EXERCISE DETAILS >> Go through the listing below and gather every line with the word "that".

AVAILABLE DATA >>

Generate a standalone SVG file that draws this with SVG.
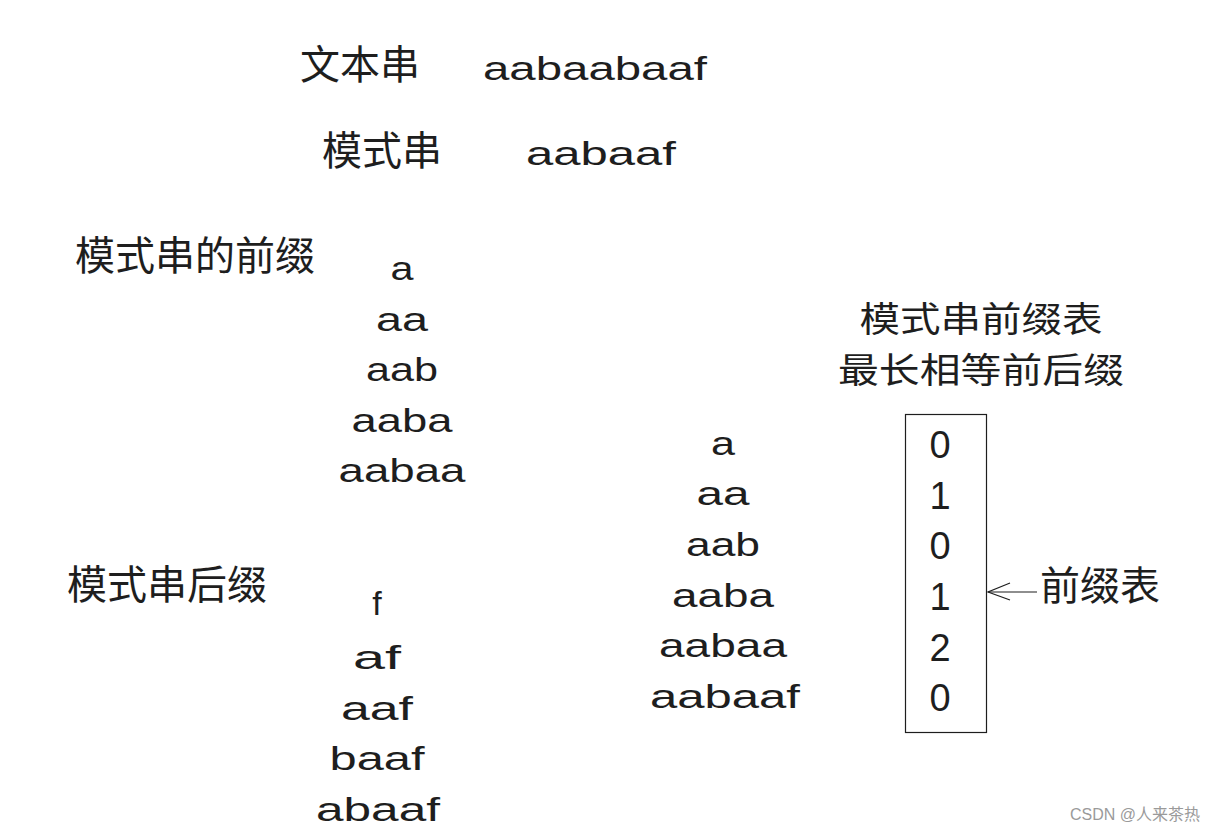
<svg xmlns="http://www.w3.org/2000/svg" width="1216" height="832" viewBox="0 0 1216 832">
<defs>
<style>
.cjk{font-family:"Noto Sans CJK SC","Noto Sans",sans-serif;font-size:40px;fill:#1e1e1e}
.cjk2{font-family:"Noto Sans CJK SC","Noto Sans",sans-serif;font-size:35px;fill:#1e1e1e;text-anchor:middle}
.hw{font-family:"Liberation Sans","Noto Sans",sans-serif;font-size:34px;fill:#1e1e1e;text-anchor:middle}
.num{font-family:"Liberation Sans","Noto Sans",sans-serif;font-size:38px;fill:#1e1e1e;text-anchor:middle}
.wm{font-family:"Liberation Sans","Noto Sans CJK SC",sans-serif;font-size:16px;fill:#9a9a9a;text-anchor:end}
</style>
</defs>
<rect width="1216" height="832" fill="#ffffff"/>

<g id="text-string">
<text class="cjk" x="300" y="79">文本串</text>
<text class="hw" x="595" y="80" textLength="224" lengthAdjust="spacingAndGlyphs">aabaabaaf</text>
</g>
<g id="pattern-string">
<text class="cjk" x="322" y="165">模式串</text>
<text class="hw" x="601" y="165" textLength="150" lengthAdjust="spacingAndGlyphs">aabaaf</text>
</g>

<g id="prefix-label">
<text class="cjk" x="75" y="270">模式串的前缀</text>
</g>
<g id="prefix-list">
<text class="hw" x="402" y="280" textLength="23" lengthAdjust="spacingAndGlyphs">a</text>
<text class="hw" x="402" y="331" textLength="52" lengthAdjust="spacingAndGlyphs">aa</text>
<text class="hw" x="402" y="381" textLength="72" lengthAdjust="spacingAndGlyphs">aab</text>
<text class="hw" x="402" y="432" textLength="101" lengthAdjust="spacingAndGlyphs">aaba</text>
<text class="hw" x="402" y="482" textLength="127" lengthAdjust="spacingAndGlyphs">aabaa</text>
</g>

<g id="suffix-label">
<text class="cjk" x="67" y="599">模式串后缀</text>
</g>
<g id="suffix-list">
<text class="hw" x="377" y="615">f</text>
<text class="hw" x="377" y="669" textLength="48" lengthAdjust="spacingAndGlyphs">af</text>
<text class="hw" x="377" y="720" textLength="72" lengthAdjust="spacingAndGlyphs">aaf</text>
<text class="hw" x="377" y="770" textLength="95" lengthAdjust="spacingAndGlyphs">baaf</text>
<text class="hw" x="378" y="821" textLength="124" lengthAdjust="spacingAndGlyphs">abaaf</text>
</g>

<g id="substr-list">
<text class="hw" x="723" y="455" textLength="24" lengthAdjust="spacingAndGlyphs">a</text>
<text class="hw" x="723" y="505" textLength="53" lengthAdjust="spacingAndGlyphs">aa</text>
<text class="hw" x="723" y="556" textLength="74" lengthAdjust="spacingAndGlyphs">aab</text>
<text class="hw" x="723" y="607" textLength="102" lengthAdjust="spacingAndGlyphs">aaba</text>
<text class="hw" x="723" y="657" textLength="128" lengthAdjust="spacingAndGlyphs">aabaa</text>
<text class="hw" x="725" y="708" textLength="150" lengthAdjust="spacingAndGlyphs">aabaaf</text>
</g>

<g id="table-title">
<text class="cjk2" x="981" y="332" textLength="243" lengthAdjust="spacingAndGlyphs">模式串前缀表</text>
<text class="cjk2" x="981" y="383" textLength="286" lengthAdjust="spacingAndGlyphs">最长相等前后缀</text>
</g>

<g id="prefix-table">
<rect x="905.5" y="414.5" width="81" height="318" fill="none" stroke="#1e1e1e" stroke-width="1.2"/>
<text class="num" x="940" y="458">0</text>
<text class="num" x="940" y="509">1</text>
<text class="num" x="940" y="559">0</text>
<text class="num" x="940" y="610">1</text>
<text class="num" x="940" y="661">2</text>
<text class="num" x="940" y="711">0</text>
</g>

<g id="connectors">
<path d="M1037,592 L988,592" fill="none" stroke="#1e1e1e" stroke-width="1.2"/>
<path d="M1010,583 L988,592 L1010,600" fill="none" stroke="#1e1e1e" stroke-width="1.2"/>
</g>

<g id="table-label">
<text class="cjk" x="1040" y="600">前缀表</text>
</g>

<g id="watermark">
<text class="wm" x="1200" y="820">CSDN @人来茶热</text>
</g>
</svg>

...

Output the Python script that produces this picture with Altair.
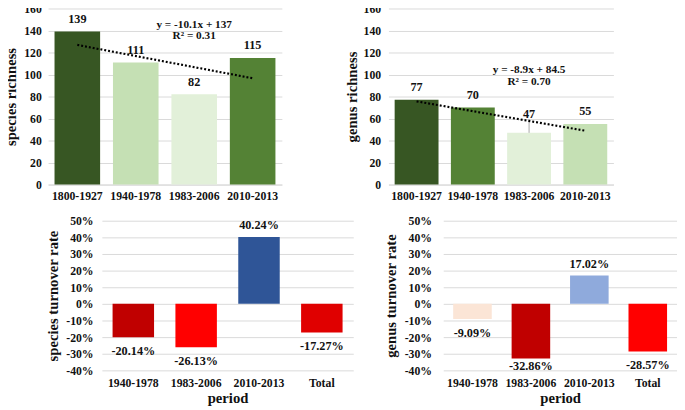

---

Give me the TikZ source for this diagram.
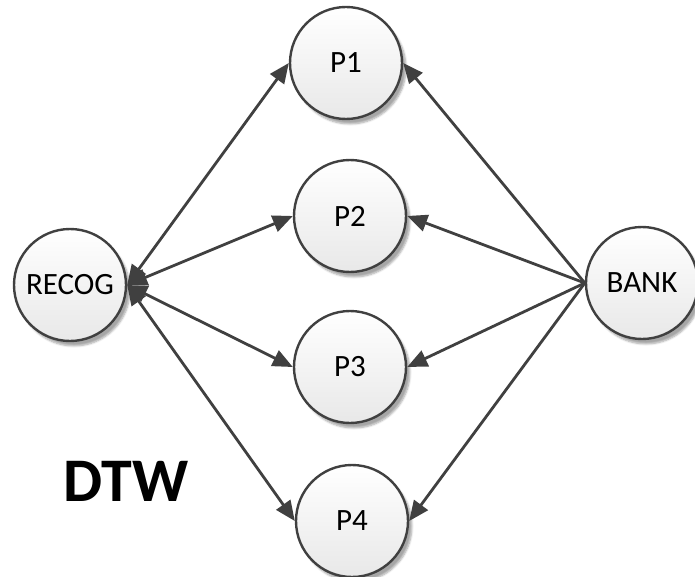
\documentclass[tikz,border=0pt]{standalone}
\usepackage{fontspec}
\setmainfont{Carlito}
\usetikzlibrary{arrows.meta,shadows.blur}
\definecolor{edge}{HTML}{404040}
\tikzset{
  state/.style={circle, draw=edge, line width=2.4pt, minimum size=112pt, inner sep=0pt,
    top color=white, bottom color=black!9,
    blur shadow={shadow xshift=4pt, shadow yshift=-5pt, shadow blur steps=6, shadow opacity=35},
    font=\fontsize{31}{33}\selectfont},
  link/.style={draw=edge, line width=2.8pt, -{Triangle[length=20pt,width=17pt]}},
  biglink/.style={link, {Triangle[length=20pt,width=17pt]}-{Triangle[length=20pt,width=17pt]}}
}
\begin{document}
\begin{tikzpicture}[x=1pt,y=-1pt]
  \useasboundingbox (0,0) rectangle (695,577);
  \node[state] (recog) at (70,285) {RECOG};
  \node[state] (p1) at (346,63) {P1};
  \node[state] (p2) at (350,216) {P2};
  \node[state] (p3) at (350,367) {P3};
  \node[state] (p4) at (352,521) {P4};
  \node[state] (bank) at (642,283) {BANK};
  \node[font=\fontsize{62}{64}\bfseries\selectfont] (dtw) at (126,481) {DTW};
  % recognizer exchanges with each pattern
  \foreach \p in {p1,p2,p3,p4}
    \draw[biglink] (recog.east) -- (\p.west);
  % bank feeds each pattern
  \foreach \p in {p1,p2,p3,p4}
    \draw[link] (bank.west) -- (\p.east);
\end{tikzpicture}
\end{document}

WRITTEN RESPONSE >>
Generate a standalone SVG file that draws this with SVG.
Output the Python script that produces this picture with Altair.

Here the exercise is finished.